Given data.
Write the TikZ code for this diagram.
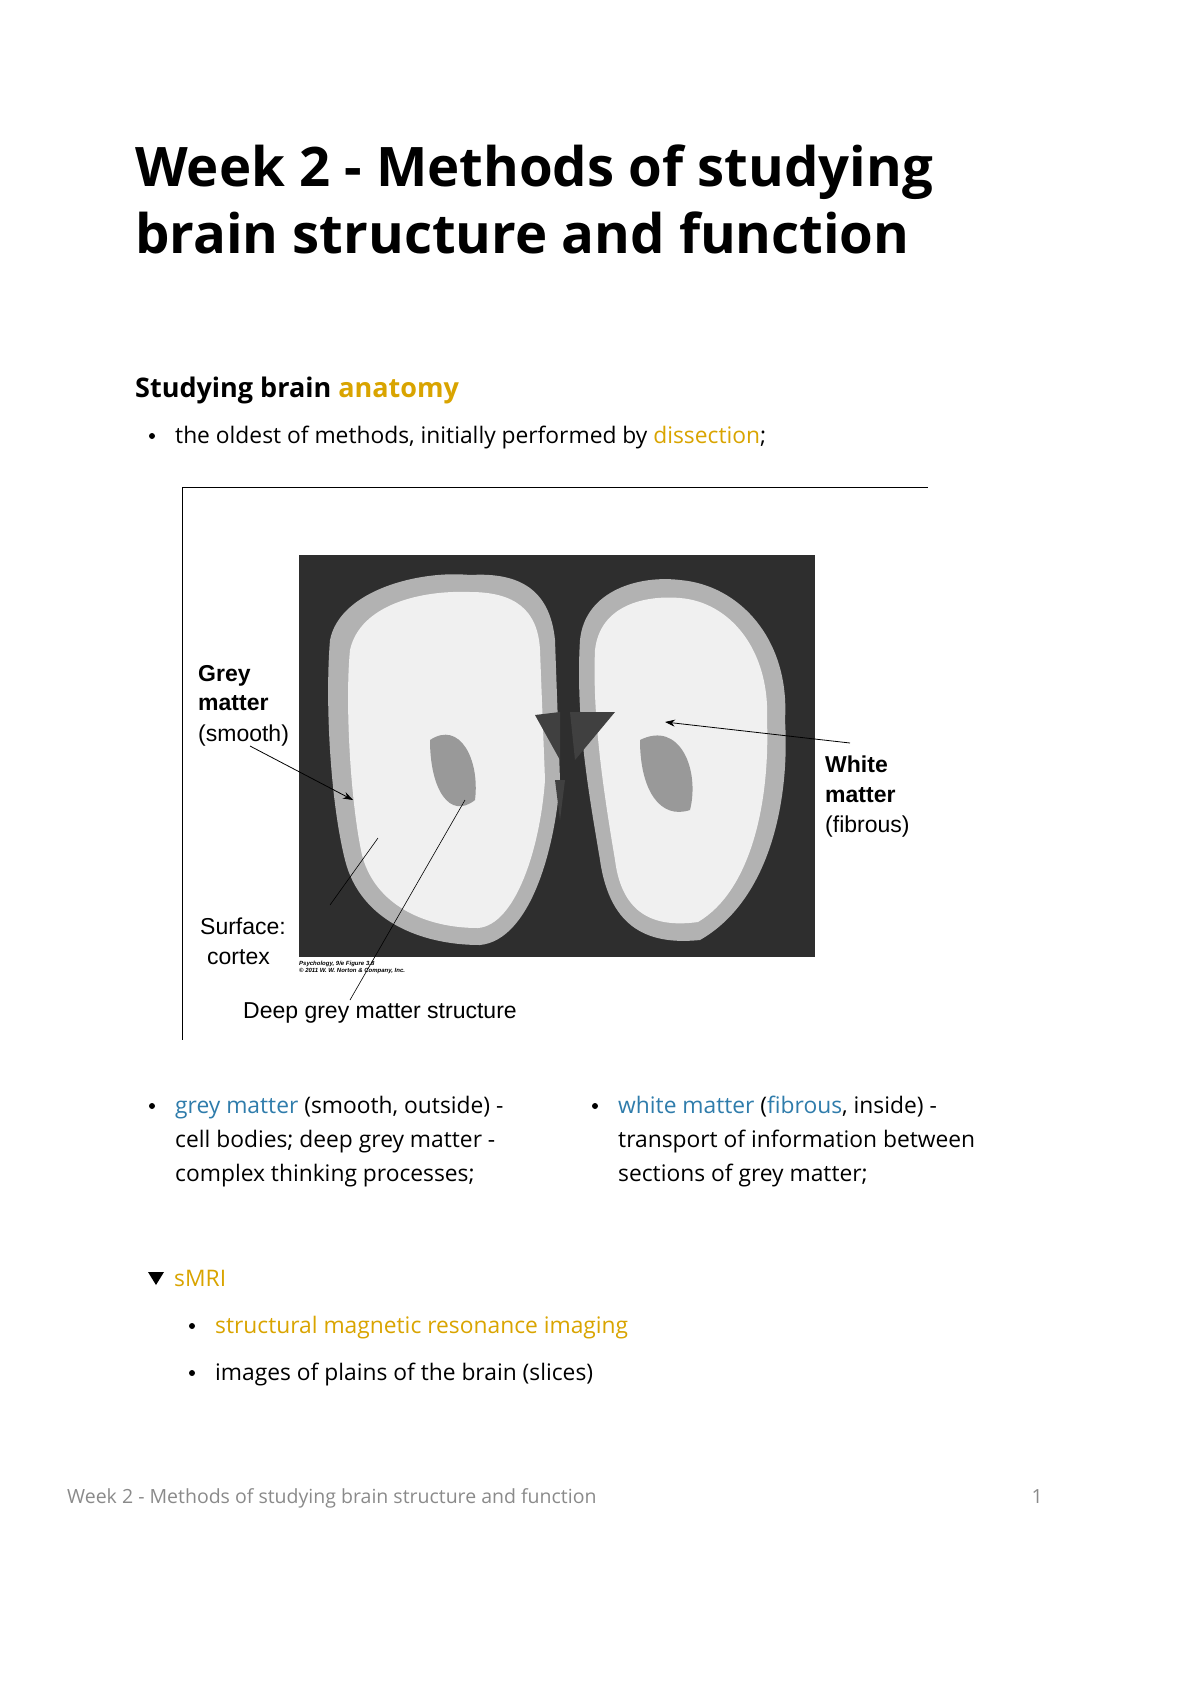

...

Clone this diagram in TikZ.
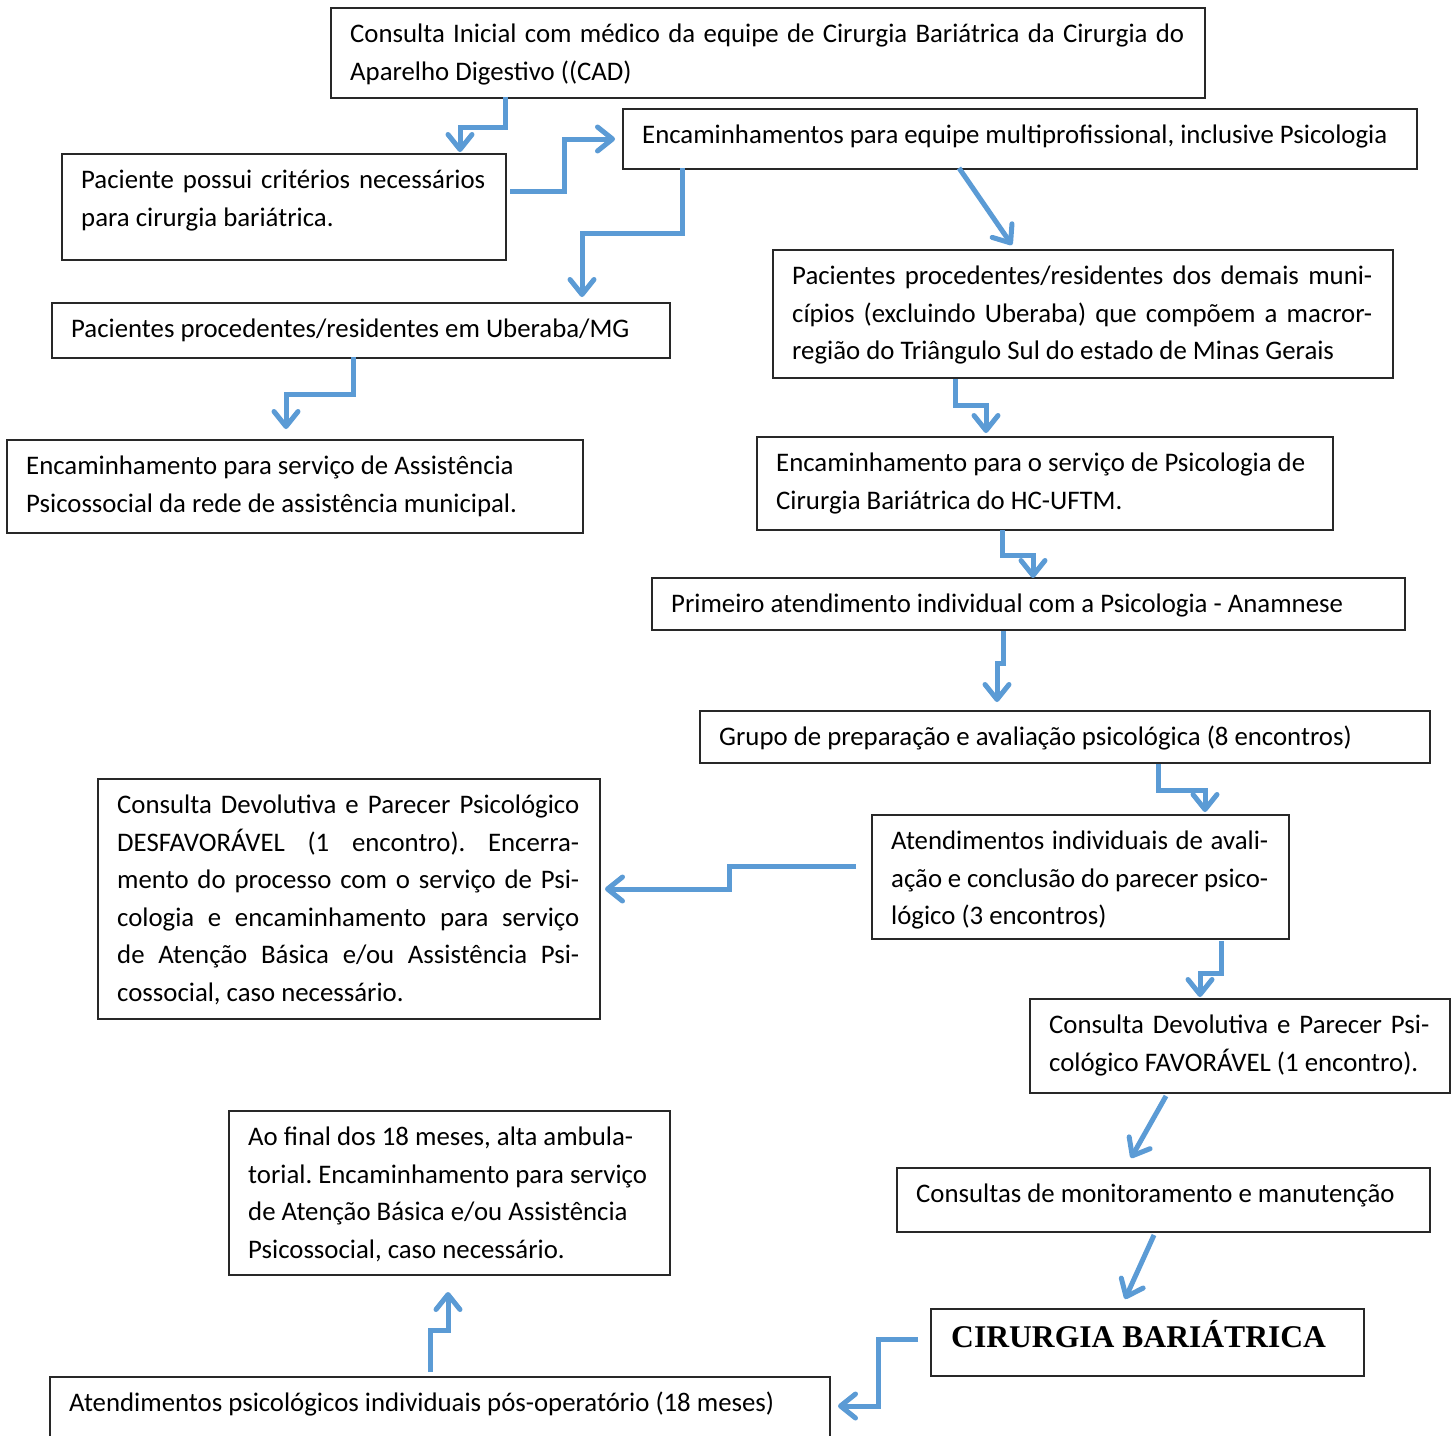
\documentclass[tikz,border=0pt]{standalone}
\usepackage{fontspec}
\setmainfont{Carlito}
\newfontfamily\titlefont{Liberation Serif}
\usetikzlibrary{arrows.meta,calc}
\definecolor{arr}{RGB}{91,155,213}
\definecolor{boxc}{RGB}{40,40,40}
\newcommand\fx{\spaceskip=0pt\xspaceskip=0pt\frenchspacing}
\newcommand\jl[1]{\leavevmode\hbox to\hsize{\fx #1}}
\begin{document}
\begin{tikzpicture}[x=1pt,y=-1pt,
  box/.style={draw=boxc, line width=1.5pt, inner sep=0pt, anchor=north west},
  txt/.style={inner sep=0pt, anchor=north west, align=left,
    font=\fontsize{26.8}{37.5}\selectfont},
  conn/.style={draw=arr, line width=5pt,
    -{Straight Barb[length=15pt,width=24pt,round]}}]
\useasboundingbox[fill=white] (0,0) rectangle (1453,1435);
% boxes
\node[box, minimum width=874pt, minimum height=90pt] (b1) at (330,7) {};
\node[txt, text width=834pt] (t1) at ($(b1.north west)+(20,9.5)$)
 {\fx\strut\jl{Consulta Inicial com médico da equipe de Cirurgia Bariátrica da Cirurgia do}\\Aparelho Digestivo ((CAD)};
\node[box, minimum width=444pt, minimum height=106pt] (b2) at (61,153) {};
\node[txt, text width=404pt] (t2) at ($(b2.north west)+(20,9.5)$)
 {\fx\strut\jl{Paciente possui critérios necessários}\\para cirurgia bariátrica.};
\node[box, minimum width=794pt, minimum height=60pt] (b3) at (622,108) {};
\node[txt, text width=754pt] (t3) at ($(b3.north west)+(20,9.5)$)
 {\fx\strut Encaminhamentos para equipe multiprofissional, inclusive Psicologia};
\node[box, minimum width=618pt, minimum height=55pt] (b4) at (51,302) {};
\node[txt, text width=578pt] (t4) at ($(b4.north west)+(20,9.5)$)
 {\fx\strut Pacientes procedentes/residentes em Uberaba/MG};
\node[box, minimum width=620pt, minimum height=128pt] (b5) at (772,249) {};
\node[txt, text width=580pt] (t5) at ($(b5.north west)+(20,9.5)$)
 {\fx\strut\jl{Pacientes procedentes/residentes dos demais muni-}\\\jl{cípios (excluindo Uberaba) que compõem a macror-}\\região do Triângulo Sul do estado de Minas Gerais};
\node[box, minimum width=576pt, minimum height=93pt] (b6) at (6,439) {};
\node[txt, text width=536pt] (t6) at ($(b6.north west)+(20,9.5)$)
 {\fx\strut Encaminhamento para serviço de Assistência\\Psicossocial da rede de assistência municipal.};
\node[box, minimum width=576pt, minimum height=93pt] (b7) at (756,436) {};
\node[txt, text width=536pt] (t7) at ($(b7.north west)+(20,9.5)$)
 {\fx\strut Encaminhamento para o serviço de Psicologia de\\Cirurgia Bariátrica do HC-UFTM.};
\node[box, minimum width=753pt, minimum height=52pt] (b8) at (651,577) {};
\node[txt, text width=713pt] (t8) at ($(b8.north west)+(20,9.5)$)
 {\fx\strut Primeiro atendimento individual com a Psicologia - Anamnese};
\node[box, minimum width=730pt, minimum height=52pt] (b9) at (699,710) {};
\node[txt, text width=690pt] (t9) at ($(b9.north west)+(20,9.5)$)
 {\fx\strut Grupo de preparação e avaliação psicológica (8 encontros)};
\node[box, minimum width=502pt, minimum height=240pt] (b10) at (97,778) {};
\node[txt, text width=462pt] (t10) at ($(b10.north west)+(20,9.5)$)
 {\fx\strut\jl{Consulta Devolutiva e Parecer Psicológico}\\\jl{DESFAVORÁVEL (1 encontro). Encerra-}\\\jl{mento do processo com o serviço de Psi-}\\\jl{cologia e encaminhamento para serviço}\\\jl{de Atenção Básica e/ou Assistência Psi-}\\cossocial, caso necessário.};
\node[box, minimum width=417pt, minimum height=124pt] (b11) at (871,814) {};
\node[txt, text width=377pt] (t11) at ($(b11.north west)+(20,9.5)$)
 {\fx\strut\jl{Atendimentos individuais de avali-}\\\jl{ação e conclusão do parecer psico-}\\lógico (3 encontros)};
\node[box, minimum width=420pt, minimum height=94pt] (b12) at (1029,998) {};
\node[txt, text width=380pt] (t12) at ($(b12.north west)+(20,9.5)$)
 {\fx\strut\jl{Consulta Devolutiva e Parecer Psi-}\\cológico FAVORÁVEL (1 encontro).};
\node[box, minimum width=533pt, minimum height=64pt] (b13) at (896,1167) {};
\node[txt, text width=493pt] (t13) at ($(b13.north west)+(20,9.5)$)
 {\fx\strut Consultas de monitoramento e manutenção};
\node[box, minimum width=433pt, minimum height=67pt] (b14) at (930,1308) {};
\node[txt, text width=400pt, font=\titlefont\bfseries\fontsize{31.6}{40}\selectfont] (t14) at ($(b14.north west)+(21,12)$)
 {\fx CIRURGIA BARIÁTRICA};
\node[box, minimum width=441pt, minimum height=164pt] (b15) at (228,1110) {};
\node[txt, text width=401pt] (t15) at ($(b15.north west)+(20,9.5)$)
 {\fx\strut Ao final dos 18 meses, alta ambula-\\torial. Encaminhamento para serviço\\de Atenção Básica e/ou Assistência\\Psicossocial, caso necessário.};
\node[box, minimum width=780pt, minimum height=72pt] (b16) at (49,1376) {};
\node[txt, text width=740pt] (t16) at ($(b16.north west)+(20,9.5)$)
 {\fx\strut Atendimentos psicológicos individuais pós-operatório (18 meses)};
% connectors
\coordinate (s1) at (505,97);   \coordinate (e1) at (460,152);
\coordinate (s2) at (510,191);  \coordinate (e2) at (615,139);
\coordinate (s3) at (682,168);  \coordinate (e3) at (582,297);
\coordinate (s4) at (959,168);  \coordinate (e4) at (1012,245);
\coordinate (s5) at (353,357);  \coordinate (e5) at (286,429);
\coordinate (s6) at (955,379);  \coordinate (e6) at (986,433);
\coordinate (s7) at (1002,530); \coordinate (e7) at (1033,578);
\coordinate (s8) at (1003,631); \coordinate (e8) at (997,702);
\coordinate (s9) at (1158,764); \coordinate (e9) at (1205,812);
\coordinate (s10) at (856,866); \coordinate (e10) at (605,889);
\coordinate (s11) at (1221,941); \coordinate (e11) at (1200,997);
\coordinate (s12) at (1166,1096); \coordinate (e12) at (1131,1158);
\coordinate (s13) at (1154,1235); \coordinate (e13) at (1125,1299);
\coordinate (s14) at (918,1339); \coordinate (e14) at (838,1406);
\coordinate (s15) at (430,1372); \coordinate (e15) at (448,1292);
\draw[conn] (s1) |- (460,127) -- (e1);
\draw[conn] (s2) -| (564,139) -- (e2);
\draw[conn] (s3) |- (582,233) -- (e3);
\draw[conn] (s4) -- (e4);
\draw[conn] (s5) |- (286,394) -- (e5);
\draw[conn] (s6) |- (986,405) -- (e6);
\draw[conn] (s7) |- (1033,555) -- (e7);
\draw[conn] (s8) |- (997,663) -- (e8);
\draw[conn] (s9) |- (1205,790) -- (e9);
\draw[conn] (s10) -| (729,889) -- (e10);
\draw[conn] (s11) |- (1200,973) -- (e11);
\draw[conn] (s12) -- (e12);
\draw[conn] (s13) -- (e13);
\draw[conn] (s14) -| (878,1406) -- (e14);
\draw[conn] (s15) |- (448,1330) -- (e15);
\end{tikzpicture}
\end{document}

Brief.
Count every line of the records that holds "diagram". State the number, nothing else.

Result.
2